I played the hell out of these in 2012, and so did millions of others – 28 million people by July 2014, to be precise. With this series, Telltale essentially created a new genre, the Telltale-like, that’s relatively light on mechanical depth but hugely focused on choice and consequence as a driver of excellent storytelling. Developers, triple-A and independent alike, have been drawing inspiration from it ever since.

The complete retail version launched in North America just two weeks before Christmas. If you believed in the storytelling power of video games, you probably wanted this, and desperately. I know I did.

The Best of the Rest

There were a lot of other excellent games released in 2012, many of which didn’t do as well commercially (and therefore were unlikely to have been beneath your tree) but cemented themselves as cult classics years after release. Lollipop Chainsaw, which received a bad remaster this year, was a huge inspiration for James Gunn’s The Suicide Squad. It wasn’t a perfect game, and received mixed reviews, but it’s got its fans.

Sleeping Dogs, best known as Grand Theft Auto if everybody was cursing you out in Cantonese instead of English, is very close to my heart, partly because my mother sometimes also yells at me in Cantonese. Widely praised by critics, it sold 1.5 million units by September 2012, but somehow still didn’t meet Square Enix’s sales expectations, which is probably why its sequel was cancelled. Bring Sleeping Dogs back, you cowards.

Dragon’s Dogma sold very well in Japan but struggled in Western market, so you might not have been hankering to unwrap it on Christmas day, depending on how much you loved Japanese games. It still had enough impact to warrant this year’s sequel regardless, which a lot of us at TheGamer liked.

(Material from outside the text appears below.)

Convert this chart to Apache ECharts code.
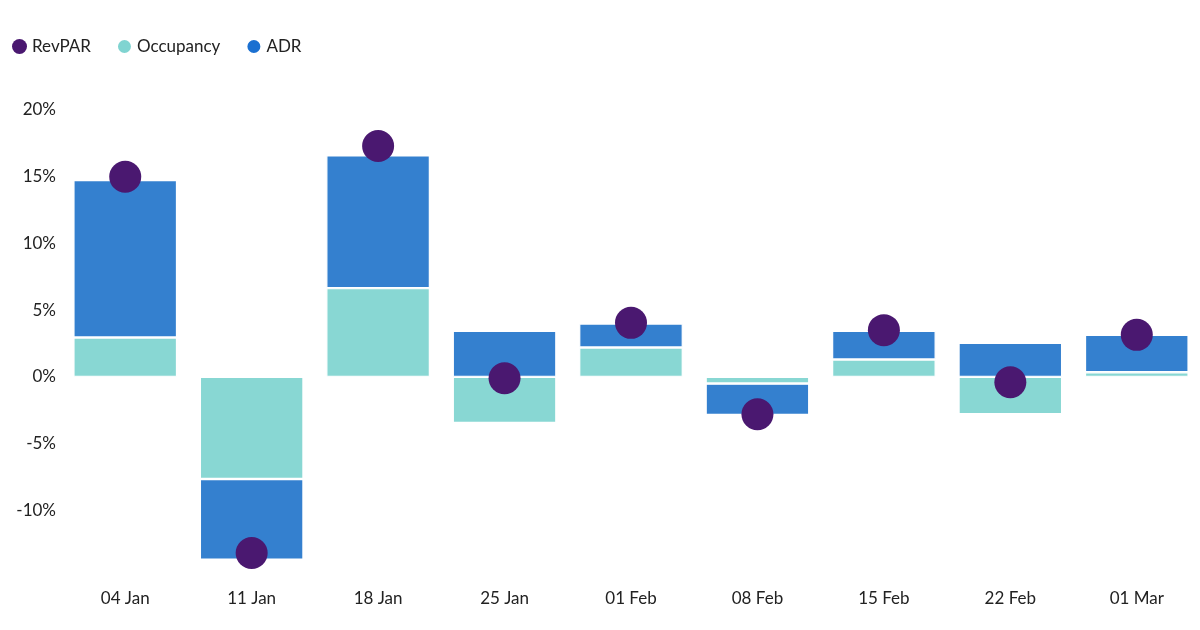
<!DOCTYPE html>
<html>
<head>
<meta charset="utf-8">
<script src="https://cdn.jsdelivr.net/npm/echarts@6/dist/echarts.min.js"></script>
<style>
  html, body { margin: 0; padding: 0; background: #fff; }
  #chart { width: 1200px; height: 630px; }
</style>
</head>
<body>
<div id="chart"></div>
<script>
// week labels
var weeks = ["04 Jan", "11 Jan", "18 Jan", "25 Jan", "01 Feb", "08 Feb", "15 Feb", "22 Feb", "01 Mar"];
// % change
var occupancy = [2.95, -7.65, 6.65, -3.45, 2.2, -0.5, 1.3, -2.8, 0.35];
var adr = [11.8, -6.05, 9.95, 3.45, 1.8, -2.35, 2.15, 2.55, 2.8];
var revpar = [15.0, -13.2, 17.3, -0.1, 4.05, -2.8, 3.5, -0.4, 3.15];

var fontName = "Lato, 'Open Sans', sans-serif";

var chart = echarts.init(document.getElementById("chart"));
chart.setOption({
  animation: false,
  textStyle: { fontFamily: fontName },
  legend: {
    left: 12,
    top: 38,
    padding: 0,
    icon: "circle",
    itemWidth: 15,
    itemHeight: 15,
    itemGap: 25,
    textStyle: { fontSize: 17, color: "#222" },
    data: [
      { name: "RevPAR" },
      { name: "Occupancy", itemStyle: { color: "#80d4d1" } },
      { name: "ADR", itemStyle: { color: "#1b70d1" } },
    ],
  },
  grid: {
    left: 62,
    right: -1,
    top: 110,
    bottom: 53,
  },
  xAxis: {
    type: "category",
    data: weeks,
    axisLine: { show: false },
    axisTick: { show: false },
    axisLabel: { color: "#222", fontSize: 17, margin: 13 },
  },
  yAxis: {
    type: "value",
    min: -15,
    max: 20,
    interval: 5,
    splitLine: { show: false },
    axisLine: { show: false },
    axisTick: { show: false },
    axisLabel: {
      color: "#222",
      fontSize: 17,
      margin: 6,
      showMinLabel: false,
      formatter: function (value) {
        return value + "%";
      },
    },
  },
  series: [
    {
      name: "Occupancy",
      type: "bar",
      stack: "total",
      data: occupancy,
      barCategoryGap: "18%",
      itemStyle: { color: "#88d7d3", borderColor: "#fff", borderWidth: 1.2 },
    },
    {
      name: "ADR",
      type: "bar",
      stack: "total",
      data: adr,
      itemStyle: { color: "#3480cf", borderColor: "#fff", borderWidth: 1.2 },
    },
    {
      name: "RevPAR",
      type: "scatter",
      data: revpar,
      symbolSize: 32,
      z: 5,
      itemStyle: { color: "#4a1870", opacity: 1 },
    },
  ],
});
</script>
</body>
</html>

And lastly, Hotline Miami. One of the now ubiquitous Devolver Digital’s earliest games, the frenetic indie wasn’t just critically successful, it was financially successful too. Its success directly pushed the growth of the indie game dev scene, popularised a whole new genre of music (synthwave, specifically), and has also aged like fine wine – my housemates bought the game a couple weeks ago so they could sit on the couch and take turns playing it. It’s ruining my life, they’re screaming at the TV all night long. You may not have been into indies in 2012, but you better be playing them now. I recommend I Am Your Beast if you enjoy Hotline Miami’s frantic mass-murdering vibe.